From the records below, transcribe only the lines running from the one with "What matplotlib code" through the one with "[625, 620, 650]". Keep both of those end lines.

Source code of charts
···

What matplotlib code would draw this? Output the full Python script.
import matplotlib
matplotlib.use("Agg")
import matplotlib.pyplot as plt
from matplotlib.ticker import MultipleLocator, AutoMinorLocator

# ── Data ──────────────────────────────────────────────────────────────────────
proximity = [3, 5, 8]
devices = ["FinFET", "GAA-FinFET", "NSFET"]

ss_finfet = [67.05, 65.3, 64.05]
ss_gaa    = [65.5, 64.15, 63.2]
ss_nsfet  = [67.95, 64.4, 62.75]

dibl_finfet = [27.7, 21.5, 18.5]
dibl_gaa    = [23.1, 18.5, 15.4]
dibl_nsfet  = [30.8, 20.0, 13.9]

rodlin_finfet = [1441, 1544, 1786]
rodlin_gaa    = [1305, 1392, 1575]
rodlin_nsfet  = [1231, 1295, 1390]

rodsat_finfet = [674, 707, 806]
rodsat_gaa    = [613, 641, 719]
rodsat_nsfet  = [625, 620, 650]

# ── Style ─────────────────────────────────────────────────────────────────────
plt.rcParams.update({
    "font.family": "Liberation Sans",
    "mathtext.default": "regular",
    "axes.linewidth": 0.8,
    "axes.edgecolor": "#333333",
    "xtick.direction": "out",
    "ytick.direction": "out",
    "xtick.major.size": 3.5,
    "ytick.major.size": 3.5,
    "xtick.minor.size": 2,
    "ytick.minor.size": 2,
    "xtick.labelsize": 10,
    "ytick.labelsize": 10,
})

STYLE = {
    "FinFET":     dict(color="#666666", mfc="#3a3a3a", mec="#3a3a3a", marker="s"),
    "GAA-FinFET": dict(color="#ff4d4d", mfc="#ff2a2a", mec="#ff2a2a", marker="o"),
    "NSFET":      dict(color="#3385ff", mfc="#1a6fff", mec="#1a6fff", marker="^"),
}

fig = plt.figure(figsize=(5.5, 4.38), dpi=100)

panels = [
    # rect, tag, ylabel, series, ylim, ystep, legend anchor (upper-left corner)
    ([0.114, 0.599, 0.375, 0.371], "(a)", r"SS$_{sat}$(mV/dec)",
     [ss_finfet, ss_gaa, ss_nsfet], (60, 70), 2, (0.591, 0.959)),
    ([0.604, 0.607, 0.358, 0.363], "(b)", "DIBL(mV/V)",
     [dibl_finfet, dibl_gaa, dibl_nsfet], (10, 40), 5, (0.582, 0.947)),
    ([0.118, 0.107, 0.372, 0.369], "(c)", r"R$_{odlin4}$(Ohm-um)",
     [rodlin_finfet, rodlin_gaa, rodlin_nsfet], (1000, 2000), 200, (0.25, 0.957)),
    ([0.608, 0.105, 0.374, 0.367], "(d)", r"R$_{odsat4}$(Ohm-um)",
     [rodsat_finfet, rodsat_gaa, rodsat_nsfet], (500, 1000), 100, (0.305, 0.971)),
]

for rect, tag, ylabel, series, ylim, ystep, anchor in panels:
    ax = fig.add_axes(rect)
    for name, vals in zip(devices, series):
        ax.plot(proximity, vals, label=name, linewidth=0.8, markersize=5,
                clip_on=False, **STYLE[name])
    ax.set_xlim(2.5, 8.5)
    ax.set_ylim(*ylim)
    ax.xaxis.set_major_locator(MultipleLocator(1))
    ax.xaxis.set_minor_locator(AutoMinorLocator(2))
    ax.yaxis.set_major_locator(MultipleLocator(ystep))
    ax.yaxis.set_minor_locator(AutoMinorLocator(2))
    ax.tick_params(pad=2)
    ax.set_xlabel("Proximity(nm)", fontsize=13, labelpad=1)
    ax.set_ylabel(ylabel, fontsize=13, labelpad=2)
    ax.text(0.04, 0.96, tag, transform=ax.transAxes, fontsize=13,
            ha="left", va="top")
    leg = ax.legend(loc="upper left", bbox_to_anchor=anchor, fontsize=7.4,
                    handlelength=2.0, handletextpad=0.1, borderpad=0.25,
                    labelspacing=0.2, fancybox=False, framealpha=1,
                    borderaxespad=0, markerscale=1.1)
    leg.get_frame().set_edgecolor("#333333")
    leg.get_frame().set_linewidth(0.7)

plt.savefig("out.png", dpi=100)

···

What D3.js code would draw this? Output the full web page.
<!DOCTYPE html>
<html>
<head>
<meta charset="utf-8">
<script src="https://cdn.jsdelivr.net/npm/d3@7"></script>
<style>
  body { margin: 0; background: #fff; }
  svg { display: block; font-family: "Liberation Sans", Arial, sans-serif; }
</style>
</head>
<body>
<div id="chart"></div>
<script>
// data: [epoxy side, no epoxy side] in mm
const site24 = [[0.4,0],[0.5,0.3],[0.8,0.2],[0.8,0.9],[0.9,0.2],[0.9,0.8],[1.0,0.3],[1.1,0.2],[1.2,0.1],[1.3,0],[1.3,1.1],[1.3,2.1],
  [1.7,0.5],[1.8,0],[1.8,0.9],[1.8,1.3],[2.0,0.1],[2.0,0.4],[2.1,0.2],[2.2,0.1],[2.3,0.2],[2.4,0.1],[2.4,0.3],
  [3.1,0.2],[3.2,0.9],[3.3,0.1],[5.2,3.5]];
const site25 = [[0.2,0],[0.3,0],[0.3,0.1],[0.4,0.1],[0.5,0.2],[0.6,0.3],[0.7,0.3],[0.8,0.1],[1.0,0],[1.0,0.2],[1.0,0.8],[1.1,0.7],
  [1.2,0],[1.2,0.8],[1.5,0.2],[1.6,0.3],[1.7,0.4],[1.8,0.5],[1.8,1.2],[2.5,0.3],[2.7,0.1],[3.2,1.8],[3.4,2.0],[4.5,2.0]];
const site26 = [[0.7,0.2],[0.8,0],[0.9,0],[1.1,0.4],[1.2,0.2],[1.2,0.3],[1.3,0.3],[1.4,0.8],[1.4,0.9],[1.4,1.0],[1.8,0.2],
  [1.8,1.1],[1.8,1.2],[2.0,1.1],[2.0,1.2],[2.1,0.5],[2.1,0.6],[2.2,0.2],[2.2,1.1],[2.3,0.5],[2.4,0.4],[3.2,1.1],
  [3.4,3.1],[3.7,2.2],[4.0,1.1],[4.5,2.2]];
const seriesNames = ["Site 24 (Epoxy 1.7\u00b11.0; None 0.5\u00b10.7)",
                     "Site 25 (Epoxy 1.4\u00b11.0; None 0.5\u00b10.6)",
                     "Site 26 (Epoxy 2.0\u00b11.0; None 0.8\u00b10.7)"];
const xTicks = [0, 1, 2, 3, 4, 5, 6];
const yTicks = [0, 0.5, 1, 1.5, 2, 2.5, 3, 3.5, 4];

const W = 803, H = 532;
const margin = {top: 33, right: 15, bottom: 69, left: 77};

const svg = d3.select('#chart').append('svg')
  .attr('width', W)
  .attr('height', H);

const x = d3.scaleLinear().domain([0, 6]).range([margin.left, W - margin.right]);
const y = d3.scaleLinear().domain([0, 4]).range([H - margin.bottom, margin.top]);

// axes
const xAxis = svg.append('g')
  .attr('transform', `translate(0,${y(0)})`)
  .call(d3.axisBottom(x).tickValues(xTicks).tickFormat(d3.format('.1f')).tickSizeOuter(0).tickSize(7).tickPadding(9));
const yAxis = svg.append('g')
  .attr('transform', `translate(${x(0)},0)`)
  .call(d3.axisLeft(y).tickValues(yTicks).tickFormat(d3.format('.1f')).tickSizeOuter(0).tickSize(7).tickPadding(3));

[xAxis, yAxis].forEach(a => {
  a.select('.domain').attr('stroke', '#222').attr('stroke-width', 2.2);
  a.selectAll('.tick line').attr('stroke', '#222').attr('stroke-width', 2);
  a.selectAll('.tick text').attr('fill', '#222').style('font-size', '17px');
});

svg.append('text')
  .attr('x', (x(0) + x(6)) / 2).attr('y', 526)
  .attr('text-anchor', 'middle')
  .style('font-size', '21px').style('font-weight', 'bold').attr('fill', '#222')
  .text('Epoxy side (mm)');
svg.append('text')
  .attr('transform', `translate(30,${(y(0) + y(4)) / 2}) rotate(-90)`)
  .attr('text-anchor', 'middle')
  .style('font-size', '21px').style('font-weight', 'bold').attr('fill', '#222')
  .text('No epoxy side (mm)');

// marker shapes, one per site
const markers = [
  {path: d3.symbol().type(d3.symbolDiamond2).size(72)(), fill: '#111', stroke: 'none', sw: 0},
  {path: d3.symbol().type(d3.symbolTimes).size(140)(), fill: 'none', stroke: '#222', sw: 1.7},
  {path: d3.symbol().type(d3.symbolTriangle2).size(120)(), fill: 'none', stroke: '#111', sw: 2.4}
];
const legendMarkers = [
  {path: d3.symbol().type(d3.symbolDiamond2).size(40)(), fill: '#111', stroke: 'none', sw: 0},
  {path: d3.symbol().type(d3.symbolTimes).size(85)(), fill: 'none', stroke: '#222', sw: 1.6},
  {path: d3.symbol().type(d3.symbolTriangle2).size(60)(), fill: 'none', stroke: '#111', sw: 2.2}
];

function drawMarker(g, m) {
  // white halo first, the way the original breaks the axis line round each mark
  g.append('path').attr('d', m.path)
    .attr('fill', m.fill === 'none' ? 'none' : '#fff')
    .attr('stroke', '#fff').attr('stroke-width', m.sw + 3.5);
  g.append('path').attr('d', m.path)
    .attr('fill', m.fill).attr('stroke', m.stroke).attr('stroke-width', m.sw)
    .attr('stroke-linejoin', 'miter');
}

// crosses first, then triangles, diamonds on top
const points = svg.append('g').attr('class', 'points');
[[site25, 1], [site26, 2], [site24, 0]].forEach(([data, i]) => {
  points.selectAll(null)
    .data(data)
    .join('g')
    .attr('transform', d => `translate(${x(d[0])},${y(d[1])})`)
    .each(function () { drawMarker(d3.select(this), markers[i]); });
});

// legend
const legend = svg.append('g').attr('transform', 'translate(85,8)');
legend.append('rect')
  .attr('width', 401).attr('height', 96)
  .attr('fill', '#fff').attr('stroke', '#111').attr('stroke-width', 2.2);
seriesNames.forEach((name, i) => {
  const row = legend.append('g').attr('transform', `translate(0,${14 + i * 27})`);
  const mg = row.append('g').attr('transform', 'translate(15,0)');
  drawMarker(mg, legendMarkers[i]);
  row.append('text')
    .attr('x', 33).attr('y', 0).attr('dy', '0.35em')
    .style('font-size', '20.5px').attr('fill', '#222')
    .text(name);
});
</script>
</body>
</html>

···

→ **Exercise output**
What matplotlib code would draw this? Output the full Python script.
import matplotlib
matplotlib.use("Agg")
import matplotlib.pyplot as plt
from matplotlib.ticker import MultipleLocator, AutoMinorLocator

# ── Data ──────────────────────────────────────────────────────────────────────
proximity = [3, 5, 8]
devices = ["FinFET", "GAA-FinFET", "NSFET"]

ss_finfet = [67.05, 65.3, 64.05]
ss_gaa    = [65.5, 64.15, 63.2]
ss_nsfet  = [67.95, 64.4, 62.75]

dibl_finfet = [27.7, 21.5, 18.5]
dibl_gaa    = [23.1, 18.5, 15.4]
dibl_nsfet  = [30.8, 20.0, 13.9]

rodlin_finfet = [1441, 1544, 1786]
rodlin_gaa    = [1305, 1392, 1575]
rodlin_nsfet  = [1231, 1295, 1390]

rodsat_finfet = [674, 707, 806]
rodsat_gaa    = [613, 641, 719]
rodsat_nsfet  = [625, 620, 650]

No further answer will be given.